Un sujet de préoccupation pour deux Français sur trois
Par ailleurs, 73% des Français déclarent fréquenter un centre-ville au moins une fois par semaine. Un chiffre très stable depuis le début du baromètre en 2016 : "La crise n’a pas introduit un regain massif des centres-villes", en conclut Julie Gaillot. Cet attrait pour le centre est plus marqué chez les moins de 35 ans (79%) qui y voient "un moyen de créer du lien social". Selon elle, l’enjeu sera de "transformer l’essai", de s’assurer qu’en vieillissant ces jeunes garderont ce lien fort avec leur centre-ville.
L’avenir du centre-ville est un sujet de préoccupation pour 62% des sondés, une proportion qui diminue depuis 2018, notamment dans les villes de moins de 100.000 habitants alors que ce sont celles qui sont le plus touchées par la dévitalisation.
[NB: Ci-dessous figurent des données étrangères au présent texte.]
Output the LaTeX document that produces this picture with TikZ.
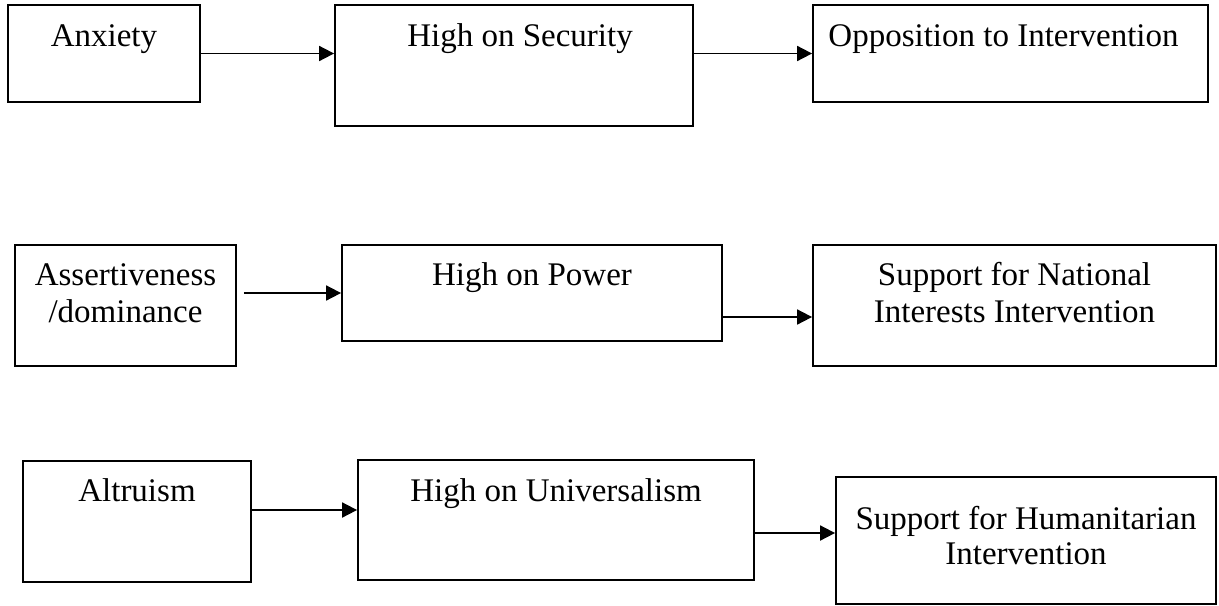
\documentclass[tikz,border=0pt]{standalone}
\usepackage{fontspec}
\setmainfont{Liberation Serif}
\usetikzlibrary{arrows.meta,fit,calc}
\begin{document}
\begin{tikzpicture}[x=0.5pt,y=-0.5pt,
  box/.style={draw, line width=0.9pt, inner sep=0pt, rectangle},
  txt/.style={anchor=base, inner sep=0pt, font=\fontsize{16.5pt}{18.5pt}\selectfont},
  arr/.style={line width=0.9pt, -{Triangle[length=7.5pt,width=7.5pt]}}]
\useasboundingbox (0,0) rectangle (1219,605);
% boxes
\node[box, fit={(8,5) (200,102)}] (anx) {};
\node[box, fit={(335,5) (693,126)}] (sec) {};
\node[box, fit={(813,5) (1208,102)}] (opp) {};
\node[box, fit={(15,245) (236,366)}] (ass) {};
\node[box, fit={(342,245) (722,341)}] (pow) {};
\node[box, fit={(813,245) (1216,366)}] (nat) {};
\node[box, fit={(23,461) (251,582)}] (alt) {};
\node[box, fit={(358,460) (754,580)}] (uni) {};
\node[box, fit={(836,477) (1216,604)}] (hum) {};
% texts
\node[txt] (tanx) at ($(anx.north)+(0,42)$) {Anxiety};
\node[txt] (tsec) at ($(sec.north)+(6,42)$) {High on Security};
\node[txt] (topp) at ($(opp.north)+(-7,42)$) {Opposition to Intervention};
\node[txt] (tass1) at ($(ass.north)+(0,41)$) {Assertiveness};
\node[txt] (tass2) at ($(ass.north)+(0,78)$) {/dominance};
\node[txt] (tpow) at ($(pow.north)+(0,41)$) {High on Power};
\node[txt] (tnat1) at ($(nat.north)+(0,41)$) {Support for National};
\node[txt] (tnat2) at ($(nat.north)+(0,78)$) {Interests Intervention};
\node[txt] (talt) at ($(alt.north)+(0,41)$) {Altruism};
\node[txt] (tuni) at ($(uni.north)+(0,42)$) {High on Universalism};
\node[txt] (thum1) at ($(hum.north)+(0,53)$) {Support for Humanitarian};
\node[txt] (thum2) at ($(hum.north)+(0,88)$) {Intervention};
% arrows
\draw[arr] (anx.east) -- (anx.east -| sec.west);
\draw[arr] (opp.west -| sec.east) -- (opp.west);
\coordinate (a2) at ($(ass.east)+(7,-12.5)$);
\draw[arr] (a2) -- (a2 -| pow.west);
\coordinate (p2) at ($(pow.east)+(0,24)$);
\draw[arr] (p2) -- (p2 -| nat.west);
\coordinate (a3) at ($(alt.east)+(0,-11.5)$);
\draw[arr] (a3) -- (a3 -| uni.west);
\coordinate (u3) at ($(uni.east)+(-2,13)$);
\draw[arr] (u3) -- (u3 -| hum.west);
\end{tikzpicture}
\end{document}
Julie Gaillot y voit "une forme de fatalité", ou le fait que "certains sujets d’actualité ont tendance à éclipser ces enjeux : la crise sanitaire, les élections présidentielles". Autre possibilité : "le fait que ça va mieux"… sous l’effet du programme ACV notamment. En effet, la proportion d’habitants des villes du programme préoccupés par leur centre a chuté de 12 points par rapport à l’année dernière. Pour la première fois, la part de ces habitants ayant le sentiment que leur centre-ville connaît un regain de dynamisme augmente de 3 points, à 27%. La notoriété du programme est jugée "satisfaisante" : 39% des Français en ont entendu parler. C’est 50% pour les habitants d’une ville ACV. Le programme engendre l’adhésion : 83% de ceux qui le connaissent le jugent "utile". Un sentiment en augmentation continue.
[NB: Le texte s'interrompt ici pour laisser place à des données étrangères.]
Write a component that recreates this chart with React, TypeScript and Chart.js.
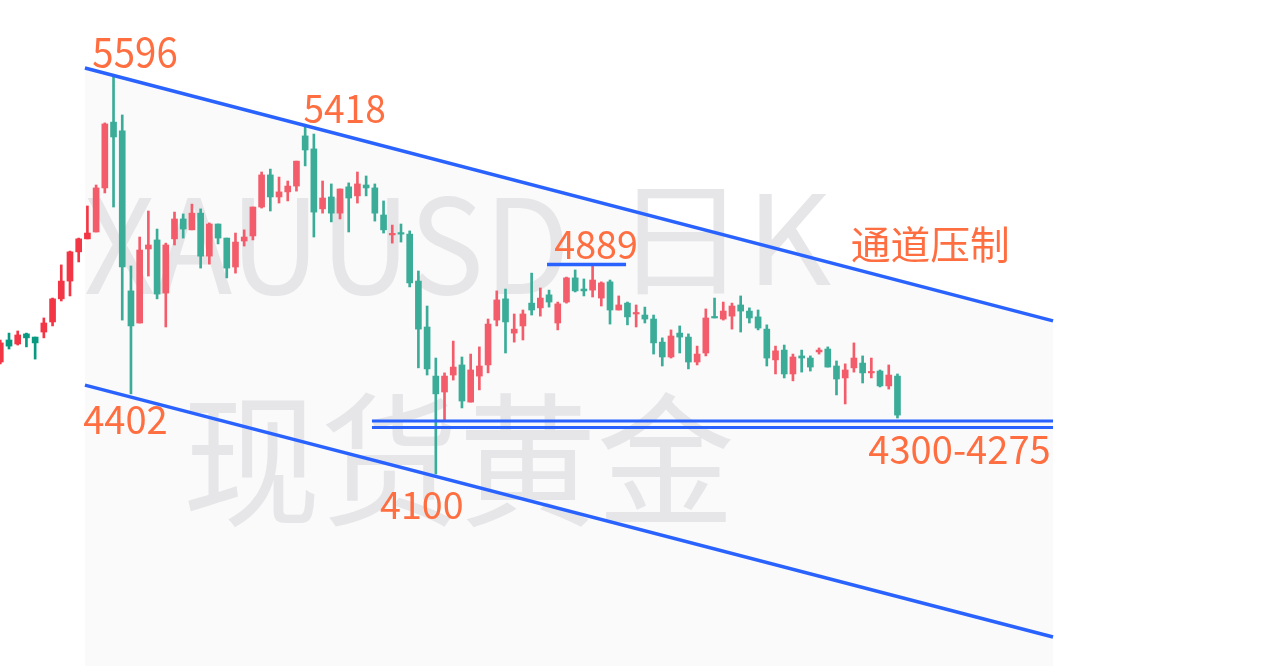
import { useEffect, useRef } from 'react';
import { Chart, registerables } from 'chart.js';

Chart.register(...registerables);

// ---- candle data (daily XAUUSD) ----
const opens = [
  4522, 4605, 4590, 4628, 4616, 4635, 4673, 4760, 4827, 4937,
  4986, 5012, 5178, 5426, 5393, 4790, 4669, 4948, 4982, 4782,
  4986, 5061, 5020, 5083, 4921, 5042, 4989, 4880, 4978, 4997,
  5106, 5227, 5144, 5163, 5185, 5374, 5325, 5099, 5144, 5083,
  5182, 5148, 5189, 5178, 5076, 5001, 5008, 5004, 4827, 4654,
  4469, 4409, 4473, 4511, 4371, 4469, 4511, 4680, 4760, 4631,
  4658, 4744, 4726, 4775, 4669, 4748, 4839, 4797, 4793, 4763,
  4824, 4718, 4744, 4703, 4699, 4684, 4597, 4541, 4631, 4616,
  4522, 4556, 4692, 4684, 4695, 4737, 4714, 4692, 4646, 4530,
  4567, 4477, 4545, 4537, 4560, 4571, 4507, 4462, 4500, 4518,
  4481, 4488, 4432, 4469,
];
const highs = [
  4605, 4631, 4639, 4631, 4616, 4688, 4763, 4888, 4940, 4989,
  5110, 5189, 5423, 5596, 5453, 4884, 4993, 5091, 5023, 4970,
  5087, 5080, 5117, 5099, 5046, 5042, 4989, 5008, 5020, 5106,
  5238, 5249, 5219, 5204, 5279, 5418, 5381, 5204, 5193, 5174,
  5197, 5238, 5223, 5193, 5129, 5038, 5042, 5016, 4865, 4733,
  4537, 4481, 4601, 4541, 4552, 4579, 4684, 4790, 4797, 4703,
  4718, 4857, 4801, 4793, 4748, 4842, 4869, 4835, 4884, 4824,
  4831, 4771, 4748, 4737, 4729, 4699, 4613, 4643, 4658, 4628,
  4582, 4722, 4763, 4748, 4744, 4771, 4726, 4718, 4662, 4582,
  4586, 4552, 4567, 4545, 4575, 4579, 4526, 4515, 4594, 4545,
  4537, 4492, 4511, 4477,
];
const lows = [
  4515, 4571, 4586, 4579, 4533, 4613, 4658, 4752, 4771, 4899,
  4986, 5012, 5159, 5106, 4680, 4402, 4669, 4846, 4760, 4654,
  4963, 4989, 5020, 4876, 4891, 4967, 4839, 4857, 4959, 4982,
  5102, 5091, 5121, 5129, 5166, 5261, 4993, 5083, 5050, 5061,
  5012, 5121, 5148, 5053, 5008, 4970, 4974, 4805, 4500, 4473,
  4100, 4304, 4454, 4349, 4371, 4417, 4481, 4658, 4556, 4597,
  4605, 4699, 4695, 4729, 4643, 4744, 4786, 4771, 4767, 4733,
  4665, 4718, 4662, 4654, 4669, 4552, 4507, 4537, 4556, 4496,
  4511, 4545, 4688, 4680, 4646, 4635, 4669, 4643, 4507, 4477,
  4462, 4451, 4484, 4488, 4552, 4503, 4398, 4364, 4484, 4443,
  4462, 4428, 4420, 4311,
];
const closes = [
  4594, 4582, 4624, 4613, 4594, 4669, 4760, 4827, 4937, 4986,
  5008, 5178, 5419, 5370, 4880, 4658, 4944, 4963, 4778, 4963,
  5061, 5023, 5083, 4921, 5042, 4989, 4876, 4974, 4993, 5106,
  5227, 5144, 5163, 5185, 5279, 5321, 5087, 5140, 5083, 5174,
  5140, 5193, 5178, 5083, 5020, 5004, 5004, 4820, 4646, 4496,
  4402, 4469, 4503, 4375, 4492, 4507, 4665, 4756, 4673, 4646,
  4703, 4718, 4763, 4748, 4741, 4839, 4790, 4790, 4831, 4820,
  4718, 4737, 4692, 4707, 4684, 4594, 4541, 4620, 4616, 4522,
  4552, 4688, 4688, 4714, 4733, 4714, 4688, 4650, 4537, 4564,
  4477, 4541, 4537, 4503, 4567, 4503, 4458, 4492, 4537, 4481,
  4484, 4432, 4473, 4322,
];

// ---- drawn levels ----
const upperChannelX = [9.72, 120.86];
const upperChannelY = [5630, 4677];
const lowerChannelX = [9.72, 120.86];
const lowerChannelY = [4435, 3486];
const supportLevels = [4300, 4275];
const supportX = [42.67, 120.86];
const resistLevel = 4889;
const resistX = [62.77, 71.84];

// ---- texts ----
const peakLabels = ['5596', '5418', '4402', '4100'];
const peakIndex = [13, 35, 15, 50];
const peakPrice = [5596, 5418, 4402, 4100];
const resistLabel = '4889';
const supportLabel = '4300-4275';
const channelLabel = '通道压制';
const watermarkTop = ['XAUUSD', '日K'];
const watermarkBottom = '现货黄金';

const RED = '#f23645';
const TEAL = '#089981';
const RED_L = '#f35c6a';
const TEAL_L = '#3aac98';
const BLUE = '#2962ff';
const ORANGE = '#ff6e40';
const WM = '#e6e6e9';
const FONT = '"Noto Sans CJK SC", "Noto Sans", sans-serif';

function drawFit(ctx: CanvasRenderingContext2D, text: string, x0: number, y0: number, x1: number, y1: number, color: string) {
  ctx.save();
  ctx.font = `100px ${FONT}`;
  ctx.textAlign = 'left';
  ctx.textBaseline = 'alphabetic';
  const m = ctx.measureText(text);
  const w = m.actualBoundingBoxLeft + m.actualBoundingBoxRight;
  const h = m.actualBoundingBoxAscent + m.actualBoundingBoxDescent;
  ctx.translate(x0, y0);
  ctx.scale((x1 - x0) / w, (y1 - y0) / h);
  ctx.fillStyle = color;
  ctx.fillText(text, m.actualBoundingBoxLeft, m.actualBoundingBoxAscent);
  ctx.restore();
}

const decorPlugin = {
  id: 'decor',
  beforeDatasetsDraw(chart: any) {
    const { ctx, width, height } = chart;
    const xs = chart.scales.x;
    const ys = chart.scales.y;
    ctx.save();
    ctx.fillStyle = '#ffffff';
    ctx.fillRect(0, 0, width, height);
    const ax = xs.getPixelForValue(upperChannelX[0]);
    const ay = ys.getPixelForValue(upperChannelY[0]);
    const bx = xs.getPixelForValue(upperChannelX[1]);
    const by = ys.getPixelForValue(upperChannelY[1]);
    ctx.fillStyle = '#fafafa';
    ctx.beginPath();
    ctx.moveTo(ax, ay);
    ctx.lineTo(bx, by);
    ctx.lineTo(bx, height);
    ctx.lineTo(ax, height);
    ctx.closePath();
    ctx.fill();
    ctx.restore();
    drawFit(ctx, watermarkTop[0], 85, 195, 563, 295, WM);
    drawFit(ctx, watermarkTop[1], 637, 188, 832, 295, WM);
    drawFit(ctx, watermarkBottom, 188, 391, 732, 528, WM);
  },
  afterDatasetsDraw(chart: any) {
    const { ctx } = chart;
    const xs = chart.scales.x;
    const ys = chart.scales.y;
    const boxes = [
      [-20.5, -40, 62.5, -10],
      [-1, -30, 79, -1],
      [-47, 12, 35, 41],
      [-55, 17, 26, 45],
    ];
    peakLabels.forEach((t, k) => {
      const px = xs.getPixelForValue(peakIndex[k]);
      const py = ys.getPixelForValue(peakPrice[k]);
      const b = boxes[k];
      drawFit(ctx, t, px + b[0], py + b[1], px + b[2], py + b[3], ORANGE);
    });
    {
      const px = xs.getPixelForValue(resistX[0]);
      const py = ys.getPixelForValue(resistLevel);
      drawFit(ctx, resistLabel, px + 8, py - 34.6, px + 89, py - 5.6, ORANGE);
    }
    {
      const px = xs.getPixelForValue(supportX[1]);
      const py = ys.getPixelForValue(supportLevels[1]);
      drawFit(ctx, supportLabel, px - 184, py + 7.4, px - 4, py + 36.4, ORANGE);
    }
    {
      const px = xs.getPixelForValue(upperChannelX[1]);
      const py = ys.getPixelForValue(upperChannelY[1]);
      drawFit(ctx, channelLabel, px - 201, py - 94, px - 46, py - 58, ORANGE);
    }
  },
};

export default function App() {
  const ref = useRef<HTMLCanvasElement | null>(null);
  useEffect(() => {
    document.body.style.margin = '0';
    const idx = opens.map((_, i) => i);
    const isUp = idx.map((i) => closes[i] >= opens[i]);
    const colors = idx.map((i) => (i <= 10 ? (isUp[i] ? RED : TEAL) : isUp[i] ? RED_L : TEAL_L));
    const lineDs = (xsArr: number[], ysArr: number[], w: number) => ({
      type: 'line' as const,
      data: xsArr.map((x, k) => ({ x, y: ysArr[k] })),
      borderColor: BLUE,
      borderWidth: w,
      pointRadius: 0,
      fill: false,
      tension: 0,
      order: 0,
    });
    const chart = new Chart(ref.current as HTMLCanvasElement, {
      type: 'bar',
      data: {
        datasets: [
          lineDs(upperChannelX, upperChannelY, 3.5),
          lineDs(lowerChannelX, lowerChannelY, 3.5),
          lineDs(supportX, [supportLevels[0], supportLevels[0]], 3),
          lineDs(supportX, [supportLevels[1], supportLevels[1]], 3),
          lineDs(resistX, [resistLevel, resistLevel], 3.5),
          {
            type: 'bar' as const,
            data: idx.map((i) => ({ x: i, y: [Math.min(opens[i], closes[i]), Math.max(opens[i], closes[i])] })),
            backgroundColor: colors,
            barThickness: 6,
            minBarLength: 1.5,
            grouped: false,
            order: 1,
          },
          {
            type: 'bar' as const,
            data: idx.map((i) => ({ x: i, y: [lows[i], highs[i]] })),
            backgroundColor: colors,
            barThickness: 2,
            grouped: false,
            order: 2,
          },
        ] as any,
      },
      options: {
        responsive: false,
        animation: false,
        devicePixelRatio: 1,
        events: [],
        layout: { padding: 0 },
        plugins: { legend: { display: false }, tooltip: { enabled: false }, title: { display: false } },
        scales: {
          x: { type: 'linear', min: -0.0344, max: 145.77, display: false, offset: false },
          y: { type: 'linear', min: 3376.6, max: 5886.1, display: false },
        },
      } as any,
      plugins: [decorPlugin],
    });
    return () => chart.destroy();
  }, []);
  return (
    <div style={{ position: 'fixed', left: 0, top: 0, width: 1270, height: 666 }}>
      <canvas ref={ref} width={1270} height={666} style={{ display: 'block' }} />
    </div>
  );
}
"Comportements schizophréniques"
Si les Français légitiment l’action du maire pour moderniser le centre-ville (89% en font un objectif prioritaire pour la municipalité), ils ont surtout des attentes en matière de dynamisation du commerce (31%) devant les questions de sécurité (25%) ou de stationnement (20%). Dans le détail, ils plébiscitent la "ville du quart d’heure" et veulent des commerces alimentaires, des places de stationnement, des marchés, des espaces verts, des terrasses… Ces terrasses ressortent particulièrement appréciées du baromètre : 9 Français sur dix considèrent qu’elles sont "un lieu de convivialité et contribuent à l’économie du centre-ville".
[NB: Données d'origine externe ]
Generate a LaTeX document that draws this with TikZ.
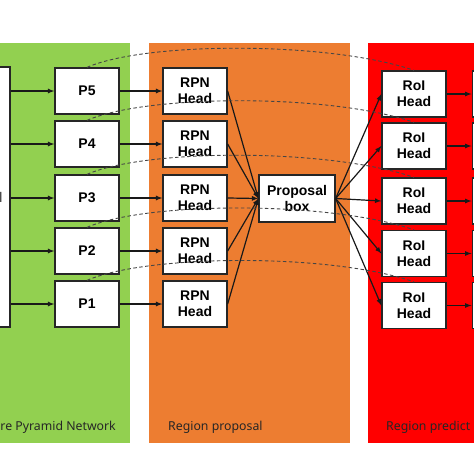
\documentclass[tikz,border=0pt]{standalone}
\usepackage{fontspec}
\setmainfont{Liberation Sans}
\newfontfamily\labelfont{Noto Sans}
\usetikzlibrary{arrows,positioning,calc}
\definecolor{fpngreen}{HTML}{92D050}
\definecolor{rporange}{HTML}{ED7D31}
\definecolor{rdred}{HTML}{FF0000}

\begin{document}
\begin{tikzpicture}[x=1pt,y=-1pt,>=latex,
  box/.style={draw=black!85,line width=1.3pt,fill=white,minimum width=64pt,minimum height=46pt,inner sep=0pt,align=center,font=\fontsize{14}{16}\selectfont\bfseries},
  link/.style={->,line width=1.2pt,black!90},
  skip/.style={dash pattern=on 3.5pt off 2.5pt,gray!55!black,line width=0.9pt},
  lbl/.style={inner sep=0pt,text=black!85,font=\labelfont\fontsize{12.3}{14}\selectfont}]
\useasboundingbox (0,0) rectangle (474,474);
% draw stage panels
\fill[fpngreen] (-10,43) rectangle (130,443);
\fill[rporange] (149,43) rectangle (350,443);
\fill[rdred] (368,43) rectangle (484,443);
% backbone box, cut at the left edge
\node[box,minimum width=40pt,minimum height=260pt,anchor=east] (bb) at (10.5,197) {};
\node[font=\fontsize{14}{16}\selectfont\bfseries,text=black!70,inner sep=0pt] (bbtext) at (0.5,197) {l};
% draw rows of boxes
\foreach \i/\y/\r in {5/91/94,4/144/146,3/198/201,2/251/253.5,1/304/305.5}{
  \node[box] (P\i) at (87,\y) {P\i};
  \node[box] (rpn\i) at (195,\y) {RPN\\Head};
  \node[box] (roi\i) at (414,\r) {RoI\\Head};
  \node[box,anchor=west,minimum width=30pt] (out\i) at (471.5,\r) {};
}
\node[box,minimum width=76pt,minimum height=47pt] (prop) at (297,198.5) {Proposal\\box};
% draw arrows
\foreach \i in {1,...,5}{
  \draw[link] (bb.east |- P\i) -- (P\i.west);
  \draw[link] (P\i.east) -- (rpn\i.west);
  \draw[link] (rpn\i.east) -- (prop.west);
  \draw[link] (prop.east) -- (roi\i.west);
  \draw[link] (roi\i.east) -- (out\i.west);
}
% draw dashed skips
\foreach \i in {1,...,5}
  \draw[skip] (P\i.north) .. controls +(60,-26) and +(-84,-29) .. (roi\i.north);
% stage labels (as far as they show)
\node[lbl,anchor=east] (fpnlbl) at (116,427) {re Pyramid Network};
\node[lbl,anchor=west] (rplbl) at (168,427) {Region proposal};
\node[lbl,anchor=west] (rdlbl) at (386,427) {Region predict};
\end{tikzpicture}
\end{document}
Les Français lancent "un cri d’amour" pour leurs commerces de proximité, estime Julie Gaillot. Mais les actes ne suivent pas toujours. Si plus des trois quarts des Français privilégient le commerce de proximité pour "rencontrer des proches", "flâner", ils sont plus partagés pour ce qui est de faire du shopping (43% privilégient les centres commerciaux). Surtout, quand il s’agit des achats courants, ils continuent de se tourner très majoritairement vers les grandes surfaces (59%). Alors qu’ils sont 89% à considérer qu’acheter est un "acte citoyen". Rollon Mouchel-Blaisot pointe le caractère "parfois schizophrénique de nos comportements", ou à tout le moins contradictoires. Pour Julie Gaillot, il y a sans doute un travail de sensibilisation à mener.
Message d'alerte
Si la "catastrophe n’a pas eu lieu", comme le dit Rollon Mouchel Blaisot, 48% des Français considèrent pour autant que leurs commerces de centre-ville ont "plutôt" tendance à fermer, sous l’effet de la crise. Selon le CSA, c'est un message d'alerte. Pour Philippe Laurent, maire de Sceaux (Hauts-de-Seine) président de Centre-ville en mouvement, "il faut attendre un peu pour tirer toutes les conséquences de cette crise". "Dans la petite couronne, cela n’a pas si mal fonctionné que ça", le commerce de proximité a pu "tirer son épingle du jeu", considère-t-il, alors que Paris a surtout pâti de l’absence de touristes, notamment étrangers.
La crise a aussi entraîné une prise de conscience des évolutions en cours dans les modes de consommation, avec la montée en puissance d’Amazon et du commerce en ligne, des livraisons toujours plus rapides, de la soif de "digitalisation". Les Français souhaitent ainsi que leurs commerces en fassent plus dans ce domaine, qu’ils permettent par exemple de réserver en ligne et de retirer l’article en magasin (76%), d’acheter en ligne et de se faire livrer (65%)… Ils souhaitent aussi des centres-villes plus connectés, avec wifi gratuit dans la rue… Un service qui semble plus répandu dans les villes ACV que dans leur périphérie (41% contre 32%). Pour Philippe Laurent, candidat à la présidence de l’Association des maires de France, Action cœur de ville apparaît comme un exemple réussi de partenariat entre Etat et collectivités. "Je forme le souhait que nous puissions sur toutes les politiques publiques construire des partenariats confiants", a-t-il affirmé.